There are a number of things which could go wrong and increase the cost of removing a wall, but as long as you use a reputable builder and liaise with building control, everything should be fine. Alternatively, if you are planning to remove the wall yourself, use a structural engineer to advise you on the job, especially with regard to the support (RSJ) required to ensure no problems. As always, your location will affect the price too, if you are in the South East of the country, especially London, then you will pay more to reflect the higher cost of living/labour costs.

Load Bearing Wall Removal Cost

Typically, around £1500-£1750, though quotes will vary enormously depending on location and the size of the building company doing the job. This estimate does not include additional costs such as installing an additional radiator (£250) or moving an existing radiator (£150). Moving light switches and power sockets (£150-£300). Nor will the quote normally cover new flooring/carpets or decoration. Party wall agreement legal costs can add an additional £200 to £300, and this assumes that agreement can be reached without excessive negotiation.

Most builders charge around £200-£300 per day and will always work in pairs especially on jobs such as this. A structural engineer will also have to be involved in order to calculate the required strength of RSJ, as well as a plasterer to finish the job.

Here are a few average costs for hiring a tradesman company to remove a load bearing wall:

Job Description Avg. Cost Duration
Single doorway - around 1m £1250 1-1.5 days
Double doorway - around 2m £1500 1.5-2 days
Large open plan - around 4m £1750 2 days


Cost Breakdown

Individual costs for hiring a company to remove a 4m load bearing wall - Total Cost: £1750

30%

Materials
£525

60%

Tradesmen
£1050

10%

Waste Removal
£175

FAQ's

It obviously depends on the wall but if you allow a couple of days for a typical load bearing wall that should be about right. On day one the existing wall is removed and the RSJ is inserted for safety. Then all the waste is carted to the skip. The second day should see all the plastering and minor finishing work completed. If you require other trades such as electricians or plumbers, then add an additional day or two.
Knocking through interior walls is popular as it is a great way to create a feeling of light and extra space. Taking out the wall separating the kitchen and the living room can dramatically improve the layout and is much cheaper than building a new extension.
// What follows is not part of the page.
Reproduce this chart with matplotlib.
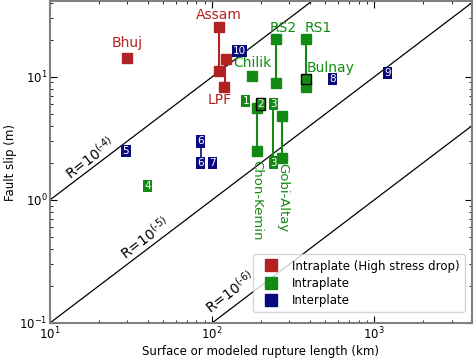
import numpy as np
import matplotlib
matplotlib.use("Agg")
import matplotlib.pyplot as plt
from matplotlib.lines import Line2D

RED = "#b22222"
GREEN = "#138a13"
BLUE = "#0a0a80"

# Intraplate (high stress drop) squares
red_x = [30, 110, 122, 110, 119]
red_y = [14.1, 25.4, 13.9, 11.1, 8.3]
red_links = [(110, 25.4, 11.1), (120, 13.9, 8.3)]
red_labels = [("Bhuj", 30, 18.7), ("Assam", 110, 31.7), ("LPF", 111, 6.45)]

# Intraplate squares
green_x = [248, 248, 377, 377, 175, 189, 189, 270, 270]
green_y = [20.2, 8.84, 20.2, 8.2, 10.1, 5.55, 2.5, 4.83, 2.2]
green_links = [(248, 20.2, 8.84), (377, 20.2, 8.2), (189, 5.55, 2.5),
               (238, 6.04, 2.01), (270, 4.83, 2.2)]
bulnay_x, bulnay_y = 377, 9.58
green_labels = [("RS2", 274, 24.8), ("RS1", 451, 24.8), ("Chilik", 176, 12.9),
                ("Bulnay", 535, 11.7)]
green_vlabels = [("Chon-Kemin", 189, 2.12), ("Gobi-Altay", 273, 2.0)]
green_nums = [("1", 161, 6.35), ("2", 199, 6.04), ("3", 238, 6.04),
              ("3", 238, 2.01), ("4", 40.1, 1.30)]

# Interplate numbered boxes
blue_nums = [("10", 147.5, 16.2), ("8", 551, 9.58), ("9", 1202, 10.7),
             ("5", 29.4, 2.5), ("6", 85.1, 2.99), ("6", 85.1, 1.99), ("7", 100, 1.99)]
blue_links = [(85.1, 2.99, 1.99)]

# Ratio lines
ratios = [1e-4, 1e-5, 1e-6]
ratio_labels = ["R=10$^{\\mathrm{(\u20104)}}$", "R=10$^{\\mathrm{(\u20105)}}$",
                "R=10$^{\\mathrm{(\u20106)}}$"]
ratio_label_pos = [(17.7, 2.2), (38.5, 0.49), (129, 0.178)]

fig = plt.figure(figsize=(4.74, 3.6), dpi=100)
ax = fig.add_axes([0.1055, 0.103, 0.89, 0.893])
ax.set_xscale("log")
ax.set_yscale("log")
ax.set_xlim(10, 4000)
ax.set_ylim(0.1, 41)

L = np.array([10, 4000.0])
for r in ratios:
    ax.plot(L, r * L * 1000, color="black", lw=0.9, zorder=1)
ang = np.degrees(np.arctan(123.3 / 162.0))
for lab, (lx, ly) in zip(ratio_labels, ratio_label_pos):
    ax.text(lx, ly, lab, rotation=ang, rotation_mode="anchor", fontsize=10,
            ha="center", va="center", color="black")

for x, y0, y1 in red_links:
    ax.plot([x, x], [y0, y1], color=RED, lw=1.5, zorder=2)
for x, y0, y1 in green_links:
    ax.plot([x, x], [y0, y1], color=GREEN, lw=1.5, zorder=2)
for x, y0, y1 in blue_links:
    ax.plot([x, x], [y0, y1], color=BLUE, lw=1.2, zorder=2)

ax.plot(red_x, red_y, "s", color=RED, ms=7.5, zorder=3, ls="none")
ax.plot(green_x, green_y, "s", color=GREEN, ms=7.5, zorder=3, ls="none")
ax.plot([bulnay_x], [bulnay_y], "s", color=GREEN, mec="black", mew=1.0, ms=7.5, zorder=4)

for t, x, y in red_labels:
    ax.text(x, y, t, color=RED, fontsize=10, ha="center", va="center")
for t, x, y in green_labels:
    ax.text(x, y, t, color=GREEN, fontsize=10, ha="center", va="center")
for t, x, y in green_vlabels:
    ax.text(x, y, t, color=GREEN, fontsize=9.5, ha="center", va="top", rotation=270)

for t, x, y in green_nums:
    ec = "black" if t == "2" else GREEN
    ax.text(x, y, t, color="white", fontsize=7.5, ha="center", va="center", zorder=5,
            bbox=dict(boxstyle="square,pad=0.12", fc=GREEN, ec=ec, lw=1.0 if t == "2" else 0))
for t, x, y in blue_nums:
    ax.text(x, y, t, color="white", fontsize=7.5, ha="center", va="center", zorder=5,
            bbox=dict(boxstyle="square,pad=0.12", fc=BLUE, ec=BLUE, lw=0))

ax.set_xlabel("Surface or modeled rupture length (km)", fontsize=8.5, labelpad=2)
ax.set_ylabel("Fault slip (m)", fontsize=8.5, labelpad=1)
ax.tick_params(which="both", direction="in", top=True, right=True, labelsize=8.5, pad=2)
ax.tick_params(which="major", length=5)
ax.tick_params(which="minor", length=2.5)
for s in ax.spines.values():
    s.set_color("#808080")
    s.set_linewidth(1.5)

handles = [Line2D([], [], marker="s", ls="none", color=c, ms=8.5) for c in (RED, GREEN, BLUE)]
ax.legend(handles, ["Intraplate (High stress drop)", "Intraplate", "Interplate"],
          loc="lower right", fontsize=8.5, handletextpad=0.8, borderpad=0.45,
          labelspacing=0.35, framealpha=0.8, bbox_to_anchor=(0.997, 0.015))

fig.savefig("out.png", dpi=100)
However, any job involving demolition is going to come with a number of caveats. For a start, internal walls can play an important role in holding the building up, so knocking them out can be structurally unwise!

That being said, taking down internal walls isn't an activity that normally requires planning permission, unless a listed building. Never the less, a Building Regulations application must be made so Building Control can inspect the work and issue a completion certificate. In almost all cases consulting a structural engineer to design a suitable beam or supporting structure is highly recommended.
Some internal walls are fundamental to the structure whereas others just divide up the interior space. Depending on the age of the property, the internal walls can be solid masonry or lightweight timber stud construction. Older, pre-1970's homes tend to have solid masonry walls, whereas newer properties use stud walls except when load bearing - though in some cases even stud walls can be load bearing too!

It is a common saying that you can tell if a wall is load bearing just by tapping it and checking for a hollow sound, if hollow it is a stud wall and can be removed without any support - unfortunately it is not that easy! If you are unsure, the best thing to do is to consult a structural engineer or building surveyor to be on the safe side. Though in any case you will need to consult Building Control.